The Mission: Running 4000 miles across the Sahara Desert - East coast to West Coast of that enigmatic African continent.

One can read more about these guys and their Run at this dedicated site.

For me what strikes out in this attempt by my fellow three human beings is their willingness to persevere the inclement conditions of the Sahara Desert. Well, I like hot regions but having to run in the heat of the largest Desert on earth with a daily target of at least 40miles is of course no mean a task. I can only imagine the itching caused by the sweating, parched throats, high possibilities of encountering lots of wild insects, reptiles and animals. Subscribing for such a mission is itself a feat, I would say.

I have always wondered about the liking of 'torture' and suffering in human psychology. And what befuddles me more is the most certainly asked question about it - "Why?", "Why am I doing this to myself?" , "Why?". I have quite often asked this question to myself but never got any answer, or say there isn't any answer or rationale to this strange affinity for suffering. I just end up saying "aah! It feels good.". Suffering - be it emotional or physical I have always kind of liked it. In my own small number of such experiences, I have come closer to the fervor of life. Though I doubt if continuous suffering will get one to the Ultimate Truth of LIFE :-D. And I may not indulge into that. However as Lin has confessed...

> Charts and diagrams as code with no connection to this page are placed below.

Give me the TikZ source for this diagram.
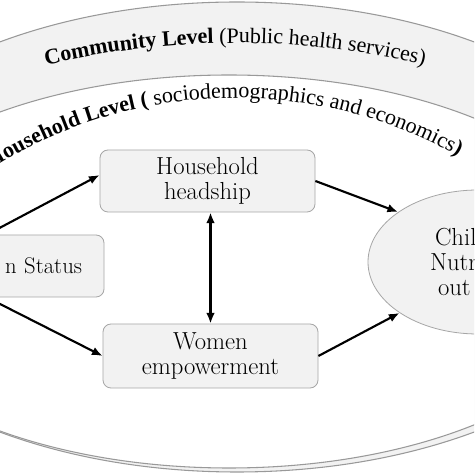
\documentclass[tikz,border=0pt]{standalone}
\usepackage{fontspec}
\usetikzlibrary{arrows.meta,shapes.geometric,decorations.text}
\newfontfamily\lvlfont{Liberation Serif}
\newcommand\lvlb{\lvlfont\fontsize{16.5}{19}\selectfont\bfseries}
\newcommand\lvlr{\lvlfont\fontsize{16.5}{19}\selectfont}

\begin{document}
\begin{tikzpicture}[x=0.75pt,y=0.75pt,
    box/.style={draw=black!35, fill=black!5, rounded corners=6pt, line width=0.6pt,
      align=center, font=\fontsize{18.5}{19}\selectfont},
    arr/.style={-{Latex[length=8pt,width=6.5pt]}, line width=1.6pt},
    dbl/.style={{Latex[length=8pt,width=6.5pt]}-{Latex[length=8pt,width=6.5pt]}, line width=1.6pt}]
  \clip (0,0) rectangle (474,474);
  % the two levels
  \draw[black!40, fill=black!5, line width=0.8pt] (237,237) ellipse [x radius=425, y radius=235];
  \draw[black!40, fill=white, line width=0.8pt] (229,202.5) ellipse [x radius=392, y radius=196.5];
  \path[decorate, decoration={text along path, text align=center,
      text={|\lvlb|Community Level |\lvlr|(Public health services)}}]
    (235,-383) ++(106:814) arc[start angle=106, end angle=74, radius=814];
  \path[decorate, decoration={text along path, text align=center,
      text={|\lvlb|Household Level ( |\lvlr|sociodemographics and economics|\lvlb|)}}]
    (235,-79) ++(125:455) arc[start angle=125, end angle=58, radius=455];
  % boxes
  \node[box, minimum width=161.25pt, minimum height=46.5pt] (headship) at (207.5,293) {Household\\headship};
  \node[box, minimum width=161.25pt, minimum height=48pt] (women) at (210.5,118) {Women\\empowerment};
  \node[box, font=\fontsize{17}{19}\selectfont, minimum width=175.5pt, minimum height=46.5pt,
    text width=142.5pt, inner xsep=16.5pt, align=right] (status) at (-13,208) {n Status};
  \node[box, ellipse, minimum width=165pt, minimum height=108pt, text width=72pt,
    align=left] (child) at (478,212) {\hspace*{3.75pt}Chil\\Nutr\\\hspace*{6pt}out};
  % links
  \draw[arr] (status.north) -- ([yshift=4.5pt]headship.west);
  \draw[arr] (status.south) -- (women.west);
  \draw[arr] (headship.east) -- (child.148);
  \draw[arr] (women.east) -- (child.213);
  \draw[dbl] (women.north |- headship.south) -- (women.north);
\end{tikzpicture}
\end{document}
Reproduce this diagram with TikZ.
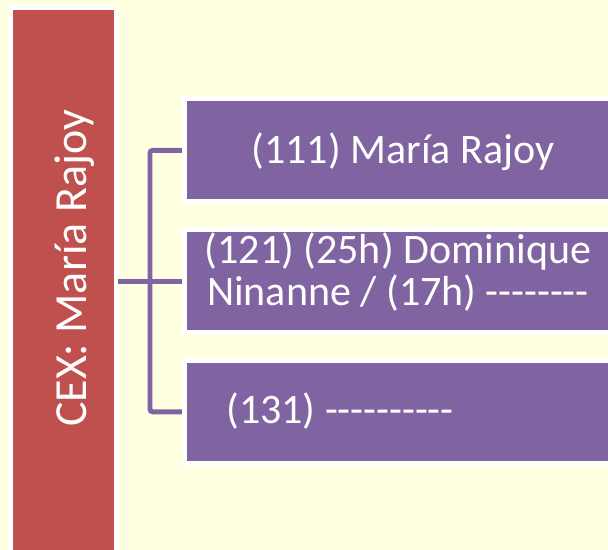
\documentclass[tikz,border=0pt]{standalone}
\usepackage{fontspec}
\setmainfont{Carlito}
\definecolor{bgy}{HTML}{FFFFE2}
\definecolor{cexred}{HTML}{C0504D}
\definecolor{boxpurple}{HTML}{8064A2}
\newcommand{\hy}{-{}}
\begin{document}
\begin{tikzpicture}[x=0.75pt,y=-0.75pt,
  redbox/.style={draw=white,fill=cexred,line width=3.3pt,inner sep=0pt,minimum width=78.4pt,minimum height=415pt},
  purplebox/.style={draw=white,fill=boxpurple,line width=3.7pt,inner sep=0pt,minimum width=323pt,minimum height=77.4pt},
  boxtext/.style={text=white,inner sep=0pt,font=\fontsize{31.5}{31.5}\selectfont},
  link/.style={draw=boxpurple,line width=3.7pt,rounded corners=2pt}]
\useasboundingbox (0,0) rectangle (608,550);
\fill[bgy] (0,0) rectangle (608,550);
\begin{scope}
\clip (0,0) rectangle (608,550);
\node[redbox] (cex) at (63.5,284.5) {};
\node[purplebox] (b1) at (399.6,150.35) {};
\node[purplebox] (b2) at (399.6,281.1) {};
\node[purplebox] (b3) at (399.6,411.85) {};
\end{scope}
\node[boxtext,rotate=90,anchor=base,font=\fontsize{34.5}{34.5}\selectfont] (tcex) at (86,268.5) {CEX: María Rajoy};
\node[boxtext,anchor=base] (t1) at (403,163) {(111) María Rajoy};
\node[boxtext,anchor=base,align=center] (t2) at (398,305) {(121) (25h) Dominique\\Ninanne / (17h) \hy\hy\hy\hy\hy\hy\hy\hy};
\node[boxtext,anchor=base] (t3) at (340,423) {(131) \hy\hy\hy\hy\hy\hy\hy\hy\hy\hy};
\coordinate (cexr) at (cex.east |- b2.west);
\draw[link] (b1.west) -- (150,150.35) -- (150,411.85) -- (b3.west);
\draw[link,rounded corners=0pt] (cexr) -- (b2.west);
\end{tikzpicture}
\end{document}
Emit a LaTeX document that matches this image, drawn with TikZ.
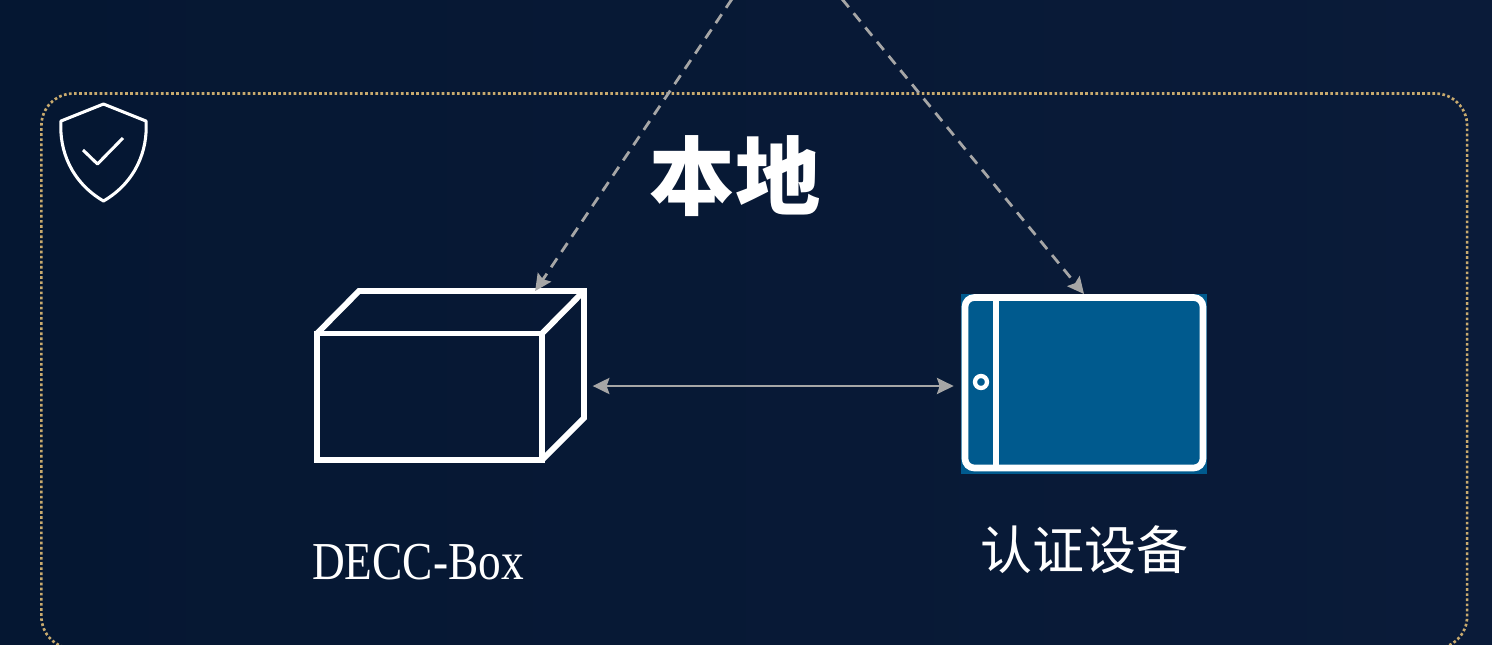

"...learning and positive changes are the result of suffering, as suffering only makes one a stronger and better person. "

Personally I have realized that its in these times of suffering that the faculty of critical thinking and deep introspection is instilled and is in full action. For me, it has indeed triggered a lot of good and healthy thinking and has in fact led to many discoveries about myself. Some discoveries I forget , some I carry along but there is a lot of gain in such suffering. I kind of get pleasure in such suffering. Strange but true. The pains at the start of such suffering are engulfed and put aside by the deep thinking that soon ensues, or may be the constant pain is constantly fueling the thinking going on. It makes me unusually silent but not a single thought of loneliness creeps in. I am alone but not alone....am with my suffering, I am with my determination to persevere , I am with my doubts of succeeding, I am with my fears of failing, I am with my loneliness, am with my pains, am with my apprehensions, and for somehow I feel I am with HIM. HE is watching me going through the ordeal...be it physical or emotional...HE always watches and sees how I am going through it as HE must have watched this Trio going through the Sahara. For me, be it roller skating on the slopes of Himachal, cycling up that arduous Gaganbawda Ghat or that Mumbai-Pune one, or the monotonous NH17 on the way to Goa, or those solo treks in the hot sun with minimal water and food in the Shayadris, or simply rowing at the highest load in the NTU Gym, such physical and mental suffering has done a lot to me. and in a way I have liked that feeling. Though obviously this suffering of mine I am talking about is 0.0000000001% of what Charlie and the other two athletes have gone through in the Sahara desert. I can only imagine and admire this phenomenal feat they have achieved.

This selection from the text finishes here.